The problem they addressed was the following: they had lots of separate teams working on different aspects of the same processes with many different systems. Because they worked on different aspects, they had different definitions for the same things, which made reporting on them difficult, costly and error prone. For example, one ‘thing’ or core data entity for the EA is ‘catchment area’. The team unearthed 16 definitions for those, some subtly, some very different.  Some definitions had the same labels, others not so much. Sounds familiar?

The core of the solution the EA team developed is to design a process for agreeing common definitions of major data entities such ‘catchment area’. They also develop a logical data model for those entities as well, where such a thing is needed. A data model specifies what attributes or dimensions an entity has, without quite specifying how a particular system needs to store it.

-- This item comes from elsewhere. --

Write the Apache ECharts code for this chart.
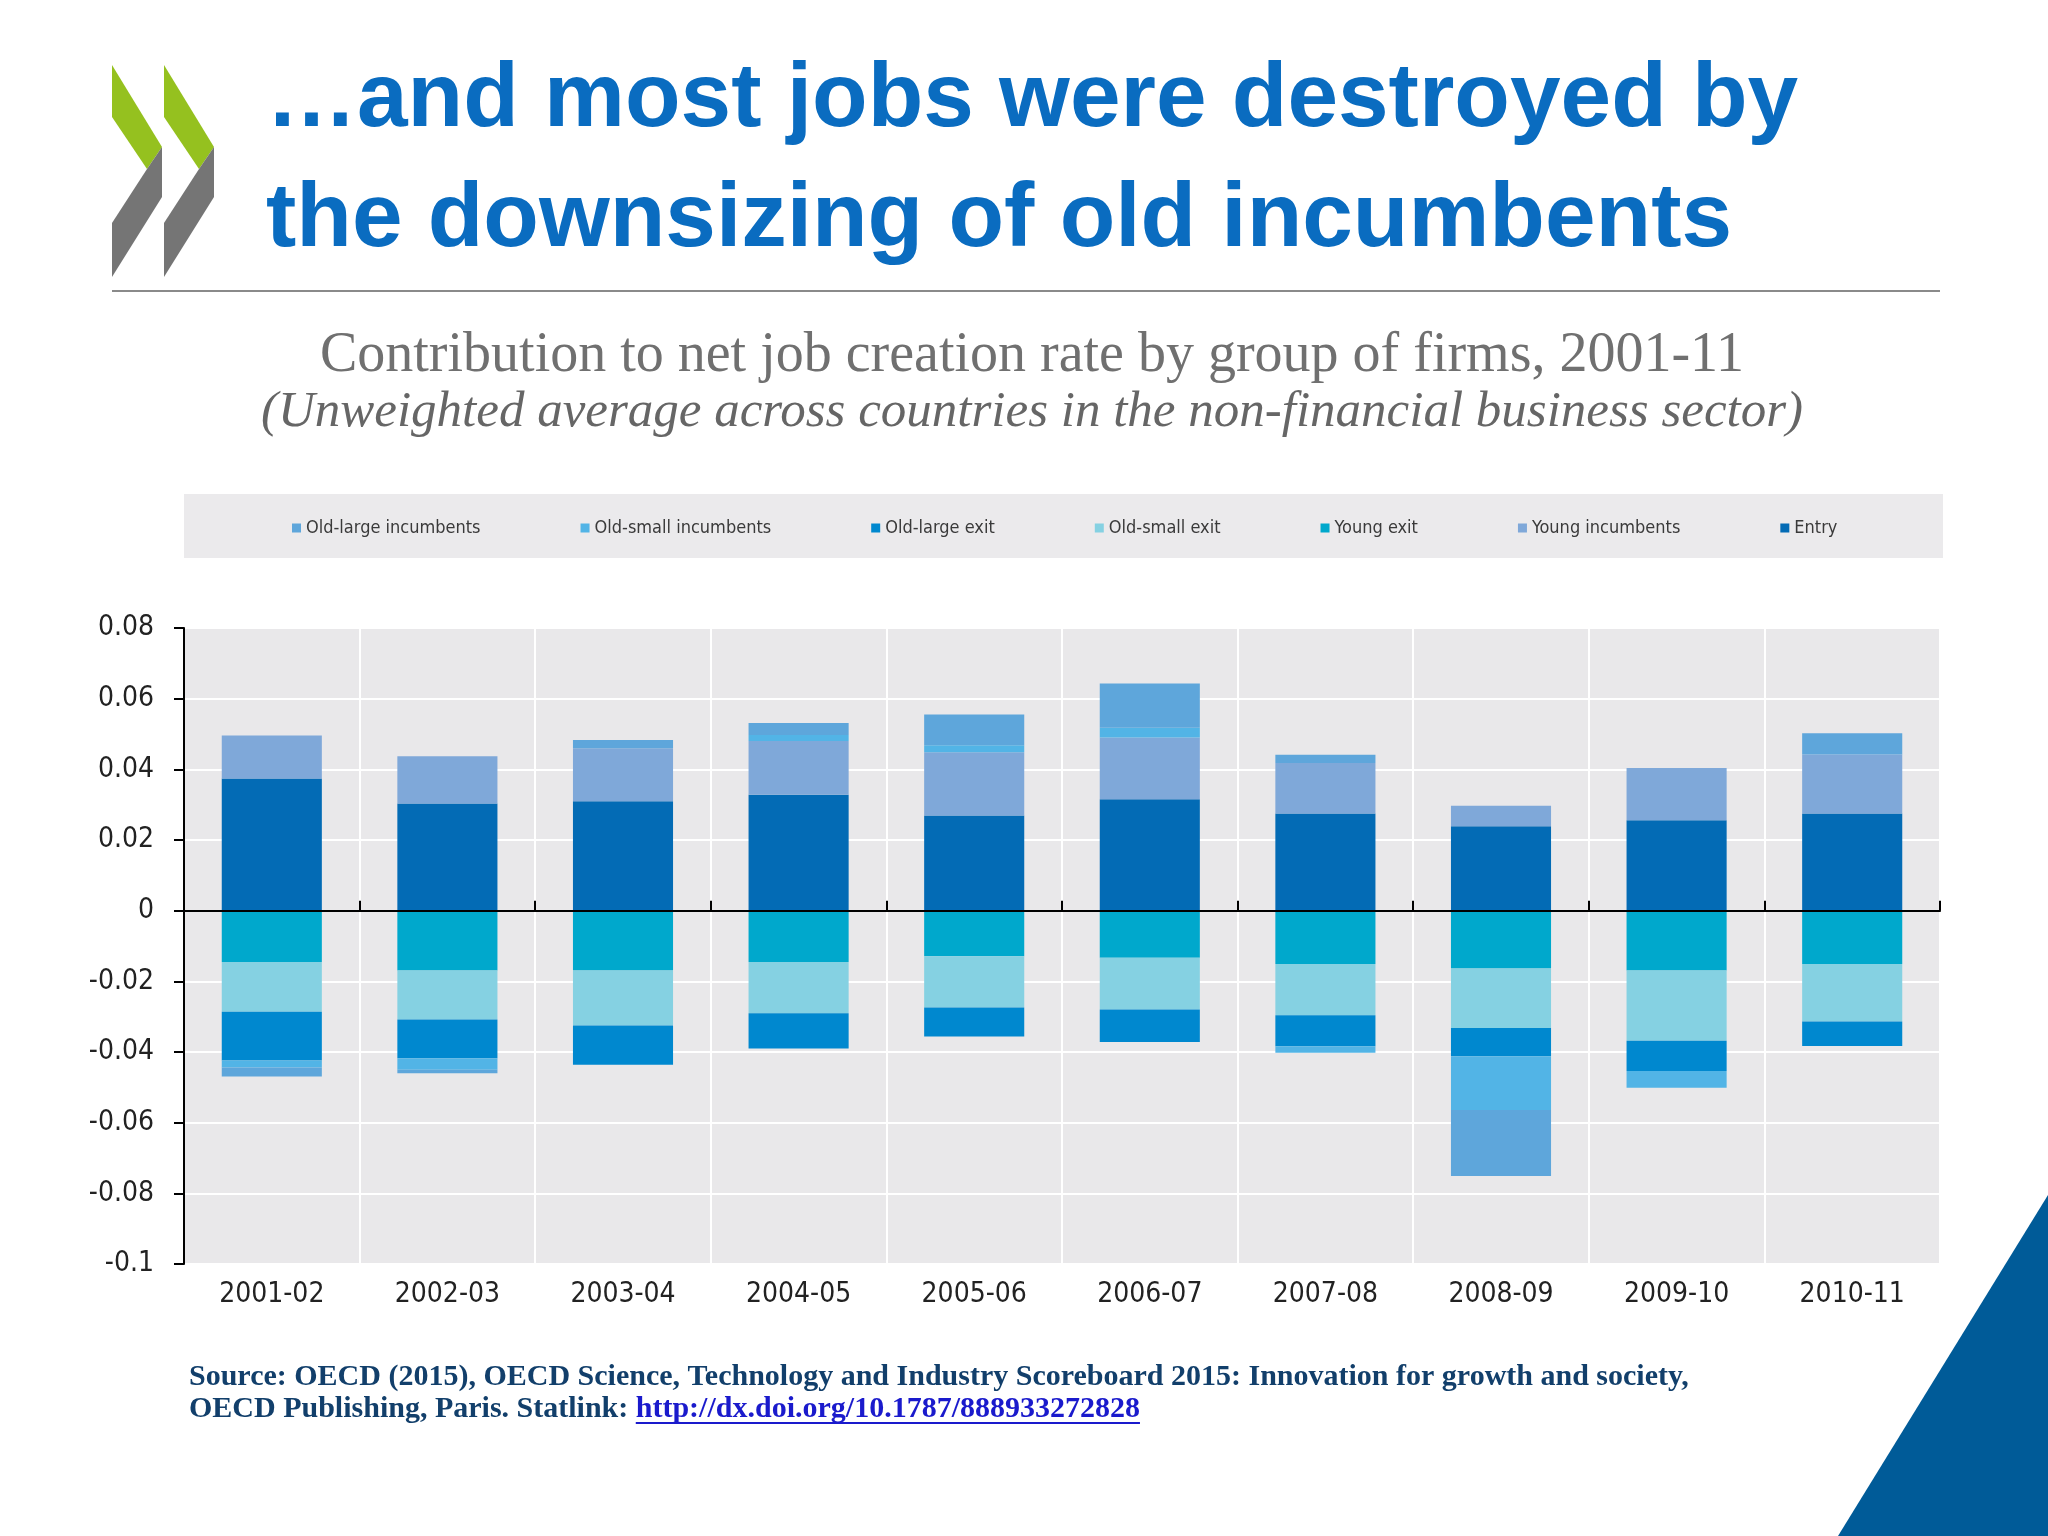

That solves the reporting problem, but the process has challenges of its own. To deal with them, they stuck to a couple of principles:

  • Be driven by a business problem, don’t just standardise something for the sake of it
  • Be business led. They know their domain best.
  • Have space for local as well as global standards. There can be good reasons for local exceptions to widely agreed definitions or data models.
  • Re-use external standards where you can.
  • Have supporting technologies in place.
  • Align the standards development to data governance structures.
  • Introduce the standard in new technology alone, because changing legacy systems is costly.

The latter was tricky, because it means that the benefits of standardisation can take quite a while to materialise. Data warehouses can help, in that respect.

This approach did work well, and allows the team to iteratively and pragmatically create more order in the data landscape of the organisation, without having to spend huge resources upfront. As the effort progresses, the standardisation process can become more formal where it needs to be.